Progress for me looks like studios choosing to learn in public, inviting artists into the decisions, and valuing originality as a core goal. I am not naive about the politics. I am here because I want to have a say in how this unfolds.
As the conversation around AI in film and animation continues to evolve, one thing remains clear: The future of creativity depends on balance. Governance is not a barrier to innovation but a framework that protects the people and processes behind every frame. By giving artists a voice in how these tools are developed and used, the industry can ensure that technology amplifies — rather than replaces — human imagination.

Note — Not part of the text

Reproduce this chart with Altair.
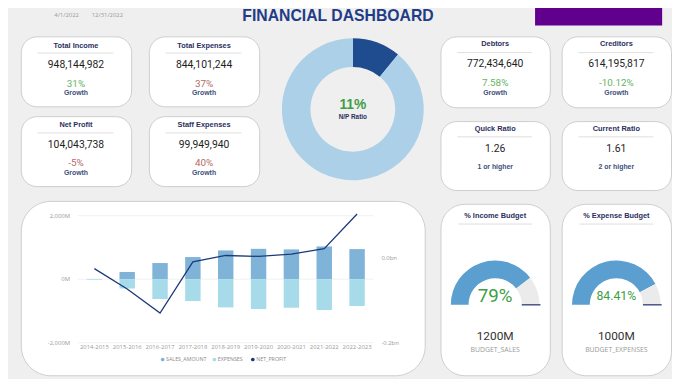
import altair as alt
import pandas as pd

# ---------------- data ----------------
period_start = "4/1/2022"
period_end = "12/31/2022"
dashboard_title = "FINANCIAL DASHBOARD"

kpi_titles = ["Total Income", "Total Expenses", "Net Profit", "Staff Expenses"]
kpi_values = ["948,144,982", "844,101,244", "104,043,738", "99,949,940"]
kpi_growth = ["31%", "37%", "-5%", "40%"]
kpi_growth_good = [True, False, False, False]

balance_titles = ["Debtors", "Creditors"]
balance_values = ["772,434,640", "614,195,817"]
balance_growth = ["7.58%", "-10.12%"]

ratio_titles = ["Quick Ratio", "Current Ratio"]
ratio_values = ["1.26", "1.61"]
ratio_targets = ["1 or higher", "2 or higher"]

np_parts = ["Net profit", "Other"]
np_shares = [11, 89]
np_label = "11%"
np_caption = "N/P Ratio"

fiscal_years = ["2014-2015", "2015-2016", "2016-2017", "2017-2018", "2018-2019",
                "2019-2020", "2020-2021", "2021-2022", "2022-2023"]
sales_amount = [8, 228, 509, 697, 906, 956, 938, 1031, 948]          # M
expenses = [-12, -293, -625, -688, -888, -938, -897, -969, -844]      # M
net_profit_bn = [-0.025, -0.073, -0.130, -0.009, 0.006, 0.004, 0.009, 0.022, 0.104]
left_ticks = [2000, 0, -2000]
right_ticks = [0.0, -0.2]
series_names = ["SALES_AMOUNT", "EXPENSES", "NET_PROFIT"]

budget_titles = ["% Income Budget", "% Expense Budget"]
budget_achieved = [79.0, 84.41]
budget_labels = ["79%", "84.41%"]
budget_amounts = ["1200M", "1000M"]
budget_names = ["BUDGET_SALES", "BUDGET_EXPENSES"]

# ---------------- styles ----------------
BG = "#efefef"
NAVY = "#2b2f5e"
GREEN = "#66b466"
RED = "#b46a6a"
GREEN_BIG = "#3f9e45"
C_SALES = "#7fb3d8"
C_EXP = "#a7dbea"
C_NET = "#1c3a78"
C_DARK = "#1f4b8f"
C_LIGHT = "#abd0e8"
C_GAUGE = "#5b9fd0"
C_GAUGE_BG = "#ebebeb"
C_AXIS = "#9a9a9a"
CARD_STROKE = "#cdcdcd"
TITLE_FONT = "Liberation Sans, Arial, sans-serif"
VALUE_FONT = "Roboto, sans-serif"
SMALL_FONT = "Open Sans, sans-serif"


def card_view(radius):
    return alt.ViewBackground(fill="white", cornerRadius=radius, stroke=CARD_STROKE, strokeWidth=1)


def H(*charts, spacing):
    return alt.hconcat(*charts, spacing=spacing).resolve_scale(color="independent", theta="independent")


def V(*charts, spacing):
    return alt.vconcat(*charts, spacing=spacing).resolve_scale(color="independent", theta="independent")


def kpi_card(title, value, growth, gcolor, sub, w, h, ys):
    df = pd.DataFrame({"title": [title], "value": [value], "growth": [growth], "sub": [sub]})
    b = alt.Chart(df)
    yt, ysep, yv, yg, ysub = ys
    layers = [
        b.mark_text(font=TITLE_FONT, fontWeight="bold", fontSize=7.5, color=NAVY, baseline="middle")
         .encode(x=alt.value(w / 2), y=alt.value(yt), text="title:N"),
        b.mark_rule(color="#d6d6d6", strokeWidth=0.8)
         .encode(x=alt.value(17), x2=alt.value(w - 18), y=alt.value(ysep)),
        b.mark_text(font=VALUE_FONT, fontSize=10.5, color="#1e1e1e", baseline="middle")
         .encode(x=alt.value(w / 2), y=alt.value(yv), text="value:N"),
    ]
    if growth is not None:
        layers.append(
            b.mark_text(font=VALUE_FONT, fontSize=10, color=gcolor, baseline="middle")
             .encode(x=alt.value(w / 2), y=alt.value(yg), text="growth:N"))
    layers.append(
        b.mark_text(font=TITLE_FONT, fontWeight="bold", fontSize=7, color="#3d4f7c", baseline="middle")
         .encode(x=alt.value(w / 2), y=alt.value(ysub), text="sub:N"))
    return alt.layer(*layers).properties(width=w, height=h, view=card_view(16))


# ---------------- header ----------------
hdr_df = pd.DataFrame({"start": [period_start], "end": [period_end], "title": [dashboard_title]})
hb = alt.Chart(hdr_df)
header = alt.layer(
    hb.mark_text(align="left", baseline="middle", fontSize=6, color=C_AXIS, font=SMALL_FONT)
      .encode(x=alt.value(34), y=alt.value(7), text="start:N"),
    hb.mark_text(align="left", baseline="middle", fontSize=6, color=C_AXIS, font=SMALL_FONT)
      .encode(x=alt.value(72), y=alt.value(7), text="end:N"),
    hb.mark_text(baseline="middle", fontSize=16, fontWeight="bold", color="#1f3d87", font=TITLE_FONT)
      .encode(x=alt.value(322), y=alt.value(8), text="title:N"),
    hb.mark_rect(color="#62008e")
      .encode(x=alt.value(522), x2=alt.value(651), y=alt.value(0), y2=alt.value(18)),
).properties(width=652, height=19)

# ---------------- KPI cards ----------------
KY = (9.5, 17, 29.5, 48, 58)
kcards = [kpi_card(kpi_titles[i], kpi_values[i], kpi_growth[i],
                   GREEN if kpi_growth_good[i] else RED, "Growth", 112, 71, KY) for i in range(4)]
cards_grid = V(H(kcards[0], kcards[1], spacing=16), H(kcards[2], kcards[3], spacing=16), spacing=8)

# ---------------- donut ----------------
donut_df = pd.DataFrame({"part": np_parts, "share": np_shares, "k": [0, 1]})
dtext_df = pd.DataFrame({"label": [np_label], "caption": [np_caption]})
donut = alt.layer(
    alt.Chart(donut_df).mark_arc(radius=72, radius2=43).encode(
        theta=alt.Theta("share:Q", stack=True),
        order=alt.Order("k:Q"),
        color=alt.Color("part:N", scale=alt.Scale(domain=np_parts, range=[C_DARK, C_LIGHT]), legend=None),
        x=alt.value(85), y=alt.value(74)),
    alt.Chart(dtext_df).mark_text(font=TITLE_FONT, fontWeight="bold", fontSize=14, color=GREEN_BIG, baseline="middle")
      .encode(x=alt.value(85), y=alt.value(70), text="label:N"),
    alt.Chart(dtext_df).mark_text(font=TITLE_FONT, fontWeight="bold", fontSize=6.5, color=NAVY, baseline="middle")
      .encode(x=alt.value(85), y=alt.value(82), text="caption:N"),
).properties(width=162, height=150)

# ---------------- combo chart ----------------
x_sc = alt.Scale(type="band", domain=fiscal_years, range=[58, 358], paddingInner=0.53, paddingOuter=0.265)
yl_sc = alt.Scale(domain=[-2000, 2000], range=[144, 15], nice=False)
yr_sc = alt.Scale(domain=[-0.2, 0.1], range=[144, 15], nice=False)

combo_df = pd.DataFrame({"year": fiscal_years, "sales": sales_amount, "expenses": expenses, "net": net_profit_bn})
cb = alt.Chart(combo_df)
X = alt.X("year:N", scale=x_sc, axis=None)
lt_df = pd.DataFrame({"tick": left_ticks})
rt_df = pd.DataFrame({"tick": right_ticks})

grid = alt.Chart(lt_df).mark_rule(color="#ededed", strokeWidth=0.8).encode(
    y=alt.Y("tick:Q", scale=yl_sc, axis=None), x=alt.value(58), x2=alt.value(358))
bars_s = cb.mark_bar(color=C_SALES).encode(x=X, y=alt.Y("sales:Q", scale=yl_sc, axis=None))
bars_e = cb.mark_bar(color=C_EXP).encode(x=X, y=alt.Y("expenses:Q", scale=yl_sc, axis=None))
line = cb.mark_line(color=C_NET, strokeWidth=1.3).encode(x=X, y=alt.Y("net:Q", scale=yr_sc, axis=None))
left_lab = alt.Chart(lt_df).transform_calculate(
    label="replace(format(datum.tick, ','), '\u2212', '-') + 'M'"
).mark_text(align="right", baseline="middle", fontSize=6, color=C_AXIS, font=SMALL_FONT).encode(
    y=alt.Y("tick:Q", scale=yl_sc, axis=None), x=alt.value(50), text="label:N")
right_lab = alt.Chart(rt_df).transform_calculate(
    label="replace(format(datum.tick, '.1f'), '\u2212', '-') + 'bn'"
).mark_text(align="left", baseline="middle", fontSize=6, color=C_AXIS, font=SMALL_FONT).encode(
    y=alt.Y("tick:Q", scale=yr_sc, axis=None), x=alt.value(366), text="label:N")
x_lab = cb.mark_text(baseline="middle", fontSize=6, color=C_AXIS, font=SMALL_FONT).encode(
    x=X, y=alt.value(148), text="year:N")

LEG_X = [144, 196.5, 235.5]
leg_colors = [C_SALES, C_EXP, C_NET]
legend_layers = []
for i, nm in enumerate(series_names):
    ldf = pd.DataFrame({"name": [nm]})
    legend_layers.append(alt.Chart(ldf).mark_point(filled=True, size=14, color=leg_colors[i], opacity=1)
                         .encode(x=alt.value(LEG_X[i]), y=alt.value(161)))
    legend_layers.append(alt.Chart(ldf).mark_text(align="left", baseline="middle", fontSize=5.4,
                                                  color="#8a8a8a", font=SMALL_FONT)
                         .encode(x=alt.value(LEG_X[i] + 3.5), y=alt.value(161), text="name:N"))

combo = alt.layer(grid, bars_s, bars_e, line, left_lab, right_lab, x_lab, *legend_layers).resolve_scale(
    y="independent").properties(width=410, height=177, view=card_view(30))

left = V(H(cards_grid, donut, spacing=8), combo, spacing=13)

# ---------------- right column ----------------
BY = (8, 16.5, 28.5, 47.5, 57.5)
bcards = [kpi_card(balance_titles[i], balance_values[i], balance_growth[i], GREEN, "Growth", 111, 72, BY)
          for i in range(2)]
RY = (8, 16, 28.5, 0, 46.5)
rcards = [kpi_card(ratio_titles[i], ratio_values[i], None, GREEN, ratio_targets[i], 111, 70, RY)
          for i in range(2)]


def gauge_card(title, achieved, label, amount, name, w, h):
    seg_df = pd.DataFrame({"seg": ["Achieved", "Remaining"], "share": [achieved, 100 - achieved], "k": [0, 1]})
    txt_df = pd.DataFrame({"title": [title], "label": [label], "amount": [amount], "name": [name]})
    t = alt.Chart(txt_df)
    cx, cy = w / 2, 102.5
    big = 19 if len(label) <= 3 else 12.5
    return alt.layer(
        t.mark_text(font=TITLE_FONT, fontWeight="bold", fontSize=7.5, color=NAVY, baseline="middle")
         .encode(x=alt.value(w / 2), y=alt.value(12), text="title:N"),
        t.mark_rule(color="#d6d6d6", strokeWidth=0.8)
         .encode(x=alt.value(18), x2=alt.value(w - 18), y=alt.value(20.5)),
        alt.Chart(seg_df).mark_arc(radius=45, radius2=27).encode(
            theta=alt.Theta("share:Q", stack=True,
                            scale=alt.Scale(domain=[0, 100], range=[4.71238898, 7.85398163], nice=False)),
            order=alt.Order("k:Q"),
            color=alt.Color("seg:N", scale=alt.Scale(domain=["Achieved", "Remaining"],
                                                     range=[C_GAUGE, C_GAUGE_BG]), legend=None),
            x=alt.value(cx), y=alt.value(cy)),
        t.mark_rule(color="#2b3a78", strokeWidth=1.3)
         .encode(x=alt.value(cx + 27), x2=alt.value(cx + 46), y=alt.value(cy)),
        t.mark_text(font=VALUE_FONT, fontSize=big, color=GREEN_BIG, baseline="middle")
         .encode(x=alt.value(cx), y=alt.value(94), text="label:N"),
        t.mark_text(font=VALUE_FONT, fontSize=12, color="#333333", baseline="middle")
         .encode(x=alt.value(cx), y=alt.value(134), text="amount:N"),
        t.mark_text(font=SMALL_FONT, fontSize=7, color="#9a9a9a", baseline="middle")
         .encode(x=alt.value(cx), y=alt.value(148), text="name:N"),
    ).properties(width=w, height=h, view=card_view(24))


gcards = [gauge_card(budget_titles[i], budget_achieved[i], budget_labels[i], budget_amounts[i],
                     budget_names[i], 111, 174) for i in range(2)]

right = V(H(bcards[0], bcards[1], spacing=10), H(rcards[0], rcards[1], spacing=10),
          H(gcards[0], gcards[1], spacing=10), spacing=12)

body = H(left, right, spacing=10)

chart = V(header, body, spacing=8).properties(
    background=BG, padding={"left": 12, "top": -4, "right": 0, "bottom": 0}
).configure_view(stroke="transparent")

chart.save("out.html", embed_options={"renderer": "svg", "actions": False})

Nikki Tomaino is a Human-Centered AI Product Builder with over 20 years of experience leading creative teams, building pipelines, and developing innovative tools at studios like Blue Sky, Epic Games, and Spire. She recently earned her AI Product Management certification through IBM, along with badges in Neural Networks and Deep Learning, and completed several advanced courses in AI governance, regulation, and ethics. She is especially focused on helping to build products that protect IP and align with emerging governance standards. The current landscape is complex and far from solved.
A few years ago, Nikki co-founded a studio during one of the most uncertain moments in the industry. The studio built tools to solve real creative production problems. While she has not formally held an AI PM title, she led the kind of work the role requires. She developed a patent-pending AI application, managed end-to-end production pipelines, and driven strategy through every stage of delivery. Her focus now is on AI governance and product-level decision-making, and she continues to study how neural models are built and trained to know the “how’s” that follow the “why’s”. This experience reinforced what has always driven her career: curiosity, creative collaboration, and the belief that innovation only matters if it protects creators and strengthens the communities we build for.